----- Listed records -----

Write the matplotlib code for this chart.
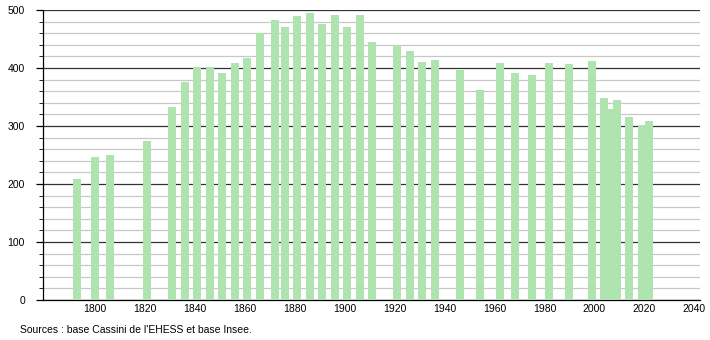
import matplotlib.pyplot as plt
from matplotlib.ticker import MultipleLocator

plt.rcParams['font.family'] = ['Liberation Sans', 'DejaVu Sans']

years = [1793, 1800, 1806, 1821, 1831, 1836, 1841, 1846, 1851, 1856,
         1861, 1866, 1872, 1876, 1881, 1886, 1891, 1896, 1901, 1906,
         1911, 1921, 1926, 1931, 1936, 1946, 1954, 1962, 1968, 1975,
         1982, 1990, 1999, 2004, 2006, 2009, 2014, 2019, 2022]
population = [209, 247, 250, 274, 333, 376, 402, 401, 391, 409,
              418, 460, 483, 471, 490, 494, 476, 491, 471, 491,
              444, 440, 429, 410, 414, 397, 362, 409, 391, 388,
              409, 407, 412, 348, 330, 345, 315, 302, 309]
xticks = [1800, 1820, 1840, 1860, 1880, 1900, 1920, 1940, 1960, 1980, 2000, 2020, 2040]

fig = plt.figure(figsize=(7.1, 3.4), dpi=100)
ax = fig.add_axes([0.0606, 0.1176, 0.9254, 0.853])

ax.bar(years, population, width=3.2, color='#afe3af', zorder=3)

ax.set_xlim(1779.2, 2042.3)
ax.set_ylim(0, 500)
ax.set_xticks(xticks)
ax.yaxis.set_major_locator(MultipleLocator(100))
ax.yaxis.set_minor_locator(MultipleLocator(20))
ax.grid(which='major', axis='y', color='#333333', linewidth=0.9, zorder=1)
ax.grid(which='minor', axis='y', color='#c8c8c8', linewidth=0.9, zorder=1)

for s in ['top', 'right']:
    ax.spines[s].set_visible(False)
ax.spines['left'].set_linewidth(0.9)
ax.spines['bottom'].set_linewidth(0.9)
ax.tick_params(axis='x', length=0, labelsize=7.5, pad=3)
ax.tick_params(axis='y', which='major', length=5, width=0.9, labelsize=7.5, pad=8)
ax.tick_params(axis='y', which='minor', length=3, width=0.6)

fig.text(0.028, 0.022, "Sources : base Cassini de l'EHESS et base Insee.", fontsize=7.5)

fig.savefig('out.png', dpi=100)
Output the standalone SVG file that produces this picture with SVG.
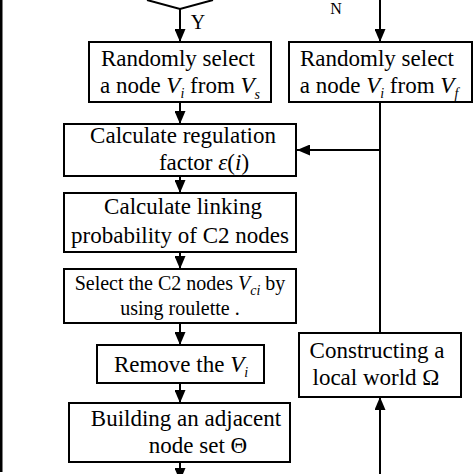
<svg xmlns="http://www.w3.org/2000/svg" width="474" height="474" viewBox="0 0 474 474">
<style>
.box{fill:#fff;stroke:#000;stroke-width:2}
.ln{fill:none;stroke:#000;stroke-width:2}
text{font-family:"Liberation Serif","Times New Roman",serif;font-size:23px;fill:#000;text-anchor:middle}
.sm{font-size:20px}
.it{font-style:italic}
.sub{font-size:14px;font-style:italic}
</style>
<defs>
<marker id="ah" viewBox="0 0 13 11" refX="13" refY="5.5" markerWidth="13" markerHeight="11" markerUnits="userSpaceOnUse" orient="auto"><path d="M0,0 L13,5.5 L0,11 z" fill="#000"/></marker>
</defs>
<rect x="0" y="0" width="2.5" height="472" fill="#000"/>
<g id="connectors">
<polyline class="ln" points="147,0 180,9 213,0"/>
<line class="ln" x1="180" y1="9" x2="180" y2="42" marker-end="url(#ah)"/>
<line class="ln" x1="380" y1="0" x2="380" y2="42" marker-end="url(#ah)"/>
<line class="ln" x1="180" y1="102" x2="180" y2="124" marker-end="url(#ah)"/>
<line class="ln" x1="180" y1="176" x2="180" y2="193" marker-end="url(#ah)"/>
<line class="ln" x1="180" y1="252" x2="180" y2="269" marker-end="url(#ah)"/>
<line class="ln" x1="180" y1="323" x2="180" y2="345" marker-end="url(#ah)"/>
<line class="ln" x1="180" y1="383" x2="180" y2="403" marker-end="url(#ah)"/>
<line class="ln" x1="180" y1="462" x2="180" y2="481" marker-end="url(#ah)"/>
<line class="ln" x1="380" y1="102" x2="380" y2="333"/>
<line class="ln" x1="380" y1="150" x2="297" y2="150" marker-end="url(#ah)"/>
<line class="ln" x1="380" y1="476" x2="380" y2="397" marker-end="url(#ah)"/>
<text x="198" y="29" style="font-size:20px">Y</text>
<text x="336" y="14" style="font-size:16px">N</text>
</g>
<g id="n1">
<rect class="box" x="89" y="42" width="182" height="60"/>
<text x="178" y="66">Randomly select</text>
<text x="180" y="93">a node <tspan class="it">V</tspan><tspan class="sub" dy="5">i</tspan><tspan dy="-5"> from </tspan><tspan class="it">V</tspan><tspan class="sub" dy="6">s</tspan></text>
</g>
<g id="n2">
<rect class="box" x="289" y="42" width="183" height="60"/>
<text x="377" y="66">Randomly select</text>
<text x="379" y="93">a node <tspan class="it">V</tspan><tspan class="sub" dy="5">i</tspan><tspan dy="-5"> from </tspan><tspan class="it">V</tspan><tspan class="sub" dy="5">f</tspan></text>
</g>
<g id="n3">
<rect class="box" x="64" y="124" width="232" height="52"/>
<text x="183" y="143">Calculate regulation</text>
<text x="204" y="170">factor <tspan class="it">ε</tspan>(<tspan class="it">i</tspan>)</text>
</g>
<g id="n4">
<rect class="box" x="64" y="193" width="232" height="59"/>
<text x="183" y="214">Calculate linking</text>
<text x="180" y="243">probability of C2 nodes</text>
</g>
<g id="n5">
<rect class="box" x="64" y="269" width="232" height="54"/>
<text class="sm" x="180" y="290">Select the C2 nodes <tspan class="it">V</tspan><tspan class="sub" dy="5">ci</tspan><tspan dy="-5"> by</tspan></text>
<text class="sm" x="180" y="315">using roulette .</text>
</g>
<g id="n6">
<rect class="box" x="97" y="345" width="167" height="38"/>
<text x="181" y="372">Remove the <tspan class="it">V</tspan><tspan class="sub" dy="5">i</tspan></text>
</g>
<g id="n7">
<rect class="box" x="69" y="403" width="221" height="59"/>
<text x="186" y="426">Building an adjacent</text>
<text x="198" y="453">node set Θ</text>
</g>
<g id="n8">
<rect class="box" x="299" y="333" width="162" height="64"/>
<text x="377" y="358">Constructing a</text>
<text x="376" y="385">local world  Ω</text>
</g>
</svg>
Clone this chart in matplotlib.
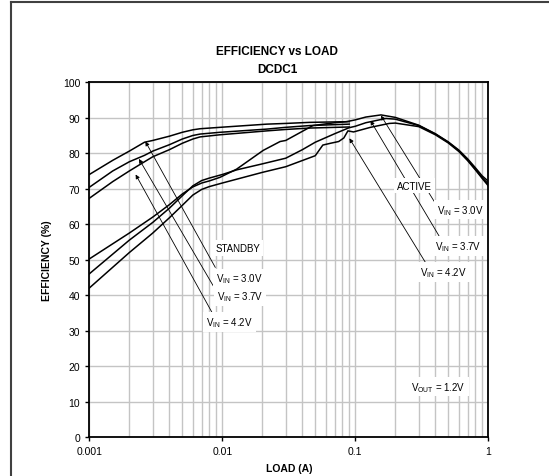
import numpy as np
import matplotlib
matplotlib.use('Agg')
import matplotlib.pyplot as plt
from matplotlib.lines import Line2D
from matplotlib.ticker import FixedLocator, FixedFormatter, LogLocator

plt.rcParams['font.family'] = ['Liberation Sans', 'DejaVu Sans']
plt.rcParams['mathtext.fontset'] = 'custom'
plt.rcParams['mathtext.rm'] = 'Liberation Sans'

# standby (PFM) curves, load in A, efficiency in %
load_standby = [0.001, 0.0015, 0.002, 0.0026, 0.003, 0.004, 0.005, 0.006, 0.0068, 0.0096, 0.0216, 0.03, 0.0455, 0.09]
eff_standby_30 = [74.0, 78.0, 80.6, 83.1, 83.6, 84.8, 85.9, 86.6, 86.9, 87.3, 88.2, 88.4, 88.7, 88.9]
eff_standby_37 = [70.4, 75.0, 77.6, 79.4, 80.6, 82.4, 84.0, 85.0, 85.4, 85.9, 86.8, 87.3, 87.8, 88.2]
eff_standby_42 = [67.3, 72.0, 75.0, 77.6, 79.0, 81.0, 82.8, 84.0, 84.6, 85.2, 86.3, 86.7, 87.1, 87.4]

# active (PWM) curves
load_30 = [0.001, 0.002, 0.003, 0.004, 0.005, 0.006, 0.007, 0.008, 0.0096, 0.0128, 0.0203, 0.0272, 0.03,
           0.048, 0.07, 0.086, 0.1, 0.12, 0.156, 0.2, 0.3, 0.4, 0.5, 0.6, 0.7, 0.8, 0.9, 1.0]
eff_active_30 = [50.2, 57.5, 62.0, 65.5, 68.5, 70.5, 71.6, 72.2, 73.2, 75.5, 80.8, 83.3, 83.6,
                 87.8, 88.6, 88.9, 89.4, 90.2, 90.8, 90.1, 87.9, 85.5, 83.2, 80.9, 78.4, 75.9, 73.6, 72.1]

load_37 = [0.001, 0.002, 0.003, 0.004, 0.005, 0.006, 0.007, 0.008, 0.01, 0.0128, 0.02, 0.03, 0.04, 0.05,
           0.07, 0.09, 0.1, 0.12, 0.17, 0.2, 0.3, 0.4, 0.5, 0.6, 0.7, 0.8, 0.9, 1.0]
eff_active_37 = [46.0, 55.5, 60.5, 64.5, 68.0, 70.8, 72.3, 73.0, 74.0, 75.3, 77.0, 78.6, 81.0, 83.1,
                 85.5, 87.2, 87.6, 88.6, 89.8, 89.6, 87.8, 85.4, 83.1, 80.7, 78.1, 75.5, 73.1, 71.4]

load_42 = [0.001, 0.002, 0.003, 0.004, 0.005, 0.006, 0.007, 0.008, 0.01, 0.02, 0.03, 0.05, 0.057,
           0.065, 0.075, 0.082, 0.088, 0.097, 0.13, 0.18, 0.2, 0.3, 0.4, 0.5, 0.6, 0.7, 0.8, 0.9, 1.0]
eff_active_42 = [42.0, 52.0, 57.5, 61.8, 65.3, 68.2, 69.8, 70.6, 71.6, 74.6, 76.2, 79.3, 82.3,
                 82.8, 83.3, 84.3, 86.3, 86.0, 87.3, 88.4, 88.5, 87.5, 85.2, 82.9, 80.5, 77.9, 75.3, 72.9, 70.8]

x_ticks = [0.001, 0.01, 0.1, 1]
x_tick_labels = ['0.001', '0.01', '0.1', '1']
y_ticks = list(range(0, 101, 10))

fig = plt.figure(figsize=(5.49, 4.77), dpi=100)
ax = fig.add_axes([0.1627, 0.0818, 0.7267, 0.7436])

for lx, ly in [(load_standby, eff_standby_30), (load_standby, eff_standby_37), (load_standby, eff_standby_42),
               (load_30, eff_active_30), (load_37, eff_active_37), (load_42, eff_active_42)]:
    ax.plot(lx, ly, color='black', lw=1.1, zorder=3, solid_joinstyle='round')

ax.set_xscale('log')
ax.set_xlim(0.001, 1)
ax.set_ylim(0, 100)
ax.xaxis.set_major_locator(FixedLocator(x_ticks))
ax.xaxis.set_major_formatter(FixedFormatter(x_tick_labels))
ax.xaxis.set_minor_locator(LogLocator(base=10, subs=np.arange(2, 10)))
ax.yaxis.set_major_locator(FixedLocator(y_ticks))
ax.tick_params(which='major', direction='out', length=3, labelsize=7.5, width=1)
ax.tick_params(which='minor', length=0)
ax.grid(which='both', axis='x', color='#c4c4c4', lw=1)
ax.grid(which='major', axis='y', color='#c4c4c4', lw=1)
ax.set_axisbelow(True)
for s in ax.spines.values():
    s.set_color('black')
    s.set_linewidth(1.3)

ax.set_xlabel('LOAD (A)', fontsize=7.5, fontweight='bold', labelpad=5)
ax.set_ylabel('EFFICIENCY (%)', fontsize=7.5, fontweight='bold', labelpad=8)
fig.text(0.505, 0.89, 'EFFICIENCY vs LOAD', ha='center', va='center', fontsize=8.5, fontweight='bold')
fig.text(0.505, 0.853, 'DCDC1', ha='center', va='center', fontsize=8.5, fontweight='bold')

arrow = dict(arrowstyle='-|>', color='black', lw=0.6, mutation_scale=6, shrinkA=0, shrinkB=0)
box = dict(boxstyle='square,pad=0.3', fc='white', ec='none')

# standby annotations (tail, tip)
ax.annotate('', xy=(0.00264, 83.3), xytext=(0.00886, 47.8), arrowprops=arrow, zorder=4)
ax.annotate('', xy=(0.00236, 78.4), xytext=(0.00912, 40.8), arrowprops=arrow, zorder=4)
ax.annotate('', xy=(0.00223, 74.0), xytext=(0.00834, 35.2), arrowprops=arrow, zorder=4)
ax.text(0.0131, 53.2, 'STANDBY', fontsize=7, ha='center', va='center', bbox=box, zorder=5)
ax.text(0.01336, 44.7, r'V$_{\mathrm{IN}}$ = 3.0V', fontsize=7, ha='center', va='center', bbox=box, zorder=5)
ax.text(0.01355, 39.7, r'V$_{\mathrm{IN}}$ = 3.7V', fontsize=7, ha='center', va='center', bbox=box, zorder=5)
ax.text(0.0113, 32.5, r'V$_{\mathrm{IN}}$ = 4.2V', fontsize=7, ha='center', va='center', bbox=box, zorder=5)

# active annotations
ax.annotate('', xy=(0.156, 90.6), xytext=(0.417, 64.8), arrowprops=arrow, zorder=4)
ax.annotate('', xy=(0.13, 89.2), xytext=(0.437, 56.0), arrowprops=arrow, zorder=4)
ax.annotate('', xy=(0.0903, 84.2), xytext=(0.337, 49.2), arrowprops=arrow, zorder=4)
ax.text(0.277, 70.9, 'ACTIVE', fontsize=7, ha='center', va='center', bbox=box, zorder=5)
ax.text(0.617, 64.1, r'V$_{\mathrm{IN}}$ = 3.0V', fontsize=7, ha='center', va='center', bbox=box, zorder=5)
ax.text(0.592, 53.8, r'V$_{\mathrm{IN}}$ = 3.7V', fontsize=7, ha='center', va='center', bbox=box, zorder=5)
ax.text(0.461, 46.6, r'V$_{\mathrm{IN}}$ = 4.2V', fontsize=7, ha='center', va='center', bbox=box, zorder=5)
ax.text(0.422, 14.2, r'V$_{\mathrm{OUT}}$ = 1.2V', fontsize=7, ha='center', va='center', bbox=box, zorder=5)

# page frame (left and top edges)
fig.add_artist(Line2D([0.02, 0.02], [0.0, 0.994], color='#404040', lw=1.5))
fig.add_artist(Line2D([0.02, 1.0], [0.994, 0.994], color='#404040', lw=1.5))

fig.savefig('out.png', dpi=100)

-----

Start at the line above containing "Clone this chart in matplotlib." and stop at the line containing "86.7, 87.1, 87.4]": print those lines and everything between them exactly, but not the pictures.

■ **Task solution**:
Clone this chart in matplotlib.
import numpy as np
import matplotlib
matplotlib.use('Agg')
import matplotlib.pyplot as plt
from matplotlib.lines import Line2D
from matplotlib.ticker import FixedLocator, FixedFormatter, LogLocator

plt.rcParams['font.family'] = ['Liberation Sans', 'DejaVu Sans']
plt.rcParams['mathtext.fontset'] = 'custom'
plt.rcParams['mathtext.rm'] = 'Liberation Sans'

# standby (PFM) curves, load in A, efficiency in %
load_standby = [0.001, 0.0015, 0.002, 0.0026, 0.003, 0.004, 0.005, 0.006, 0.0068, 0.0096, 0.0216, 0.03, 0.0455, 0.09]
eff_standby_30 = [74.0, 78.0, 80.6, 83.1, 83.6, 84.8, 85.9, 86.6, 86.9, 87.3, 88.2, 88.4, 88.7, 88.9]
eff_standby_37 = [70.4, 75.0, 77.6, 79.4, 80.6, 82.4, 84.0, 85.0, 85.4, 85.9, 86.8, 87.3, 87.8, 88.2]
eff_standby_42 = [67.3, 72.0, 75.0, 77.6, 79.0, 81.0, 82.8, 84.0, 84.6, 85.2, 86.3, 86.7, 87.1, 87.4]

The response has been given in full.